A lot of hopes and expectations were riding the three-day Congress plenary at Raipur. Not the least because it came close on the heels of a buoyant five-month-long Bharat Jodo Yatra. The uplifting spirit of the Yatra didn’t just energise the Congress party, and its leaders and party workers, it also infused some hope among citizens that change was possible, that change may even be imminent. Of course, we’re talking here of citizens who want change, who think the current political drift is a one-way ticket to hell; we’re talking here, very broadly speaking, of Indians ranged on the side of an inclusive Indian society. Were we expecting too much from an event, even as significant as a plenary? Did it offer the hope that the Congress can be the fulcrum of a spirited political opposition against the powers that determinedly divide us? Not everyone is convinced it did enough.

Those expecting an electrifying spectacle of public connect were possibly underwhelmed. The decision of the steering committee to defer the election to the Congress Working Committee (CWC) till after the next general election has also been criticised by many as a betrayal of the ‘Udaipur spirit’. It was nevertheless quite an exercise for the grand old party to gather and engage nearly 15,000 core workers in that deliberative process. The 85th plenary session will also go down in history for a path-breaking push for social justice. The party amended its own constitution to reserve fifty per cent of its elected bodies for disadvantaged sections like the scheduled castes and tribes and OBCs, for minorities—and also, significantly, for women and youth, indicating that the party sees the need to allow these cohorts to shape its world view. The resolution on social justice also made the radical promise of ensuring reservations in the higher judiciary. It also promised a dedicated ministry for the empowerment of OBCs, the creation of a national council for social justice, the publication of an annual report on the ‘state of social justice’, and a Rohit Vemula Act for students from disadvantaged communities. This welcome move, coming three decades after the Mandal Commission and nearly two decades after the Sachar Commission recommendations, is an acknowledgement of persistent and deepening inequality and discrimination. The session promised a social security framework, consisting of legal guarantees of minimum income, a right to health, pension for single women, the elderly and persons with disabilities, besides quality schooling and maternity entitlements. In the words of the resolution: “The time has come for India to re-evaluate and re-prioritise its economic development roadmap”. Is there a flip side to the welfarist push? Was the party signalling at Raipur a disenchantment with industry or the private sector, as some commentators will doubtless point out? On the contrary, it acknowledged the vital role of the private sector in creating employment even while stating that the party stood firmly opposed to monopolies and cartelisation.

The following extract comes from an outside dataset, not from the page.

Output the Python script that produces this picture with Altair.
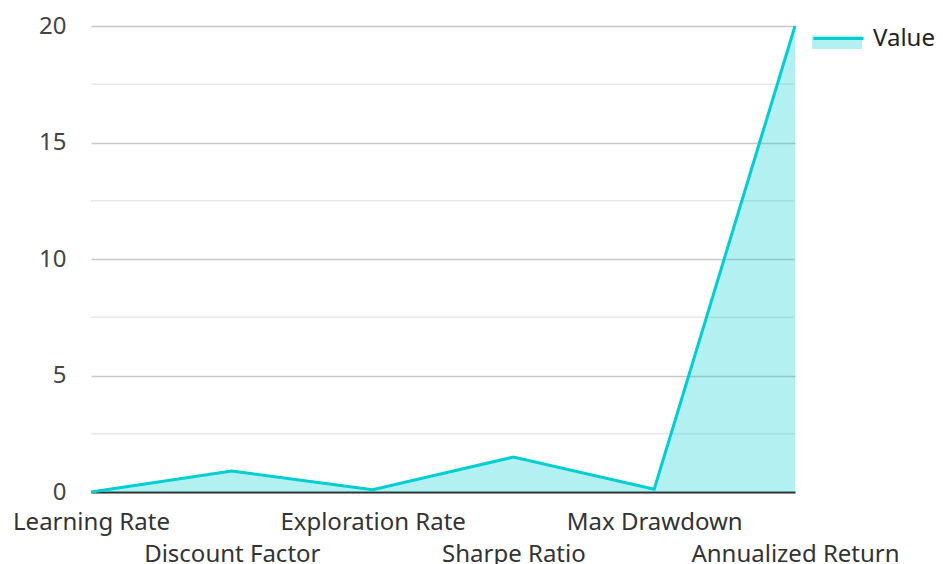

The jury is still out, though, on whether the resolutions of the party also create a basis to forge a common minimum agenda for the Opposition. Newly anointed Congress president Mallikarjun Kharge did talk about rallying “like-minded Opposition parties” but we don’t yet have a sense of how that unity may be forged or how the Congress will convince said Opposition that the bigger existential crisis of our time requires that all these parties set aside their differences and focus on a minimum programme they can all support. They do all see the pattern in the raids of the Enforcement Directorate, they do also see the ways in which the most opaque electoral bonds scheme is gaming election verdicts, they surely see the common thread and the common threat. The leverage that the ruling BJP has over electoral bonds and the impunity with which it uses the central investigative agencies to intimidate and defang the Opposition are open secrets. It’s a good start that the Congress has resolved to go all out to ‘identify, mobilise and align like-minded secular forces’ but it must get down to fleshing out that skeletal design into a series of confidence-building measures, both inside and outside the Congress ecosystem.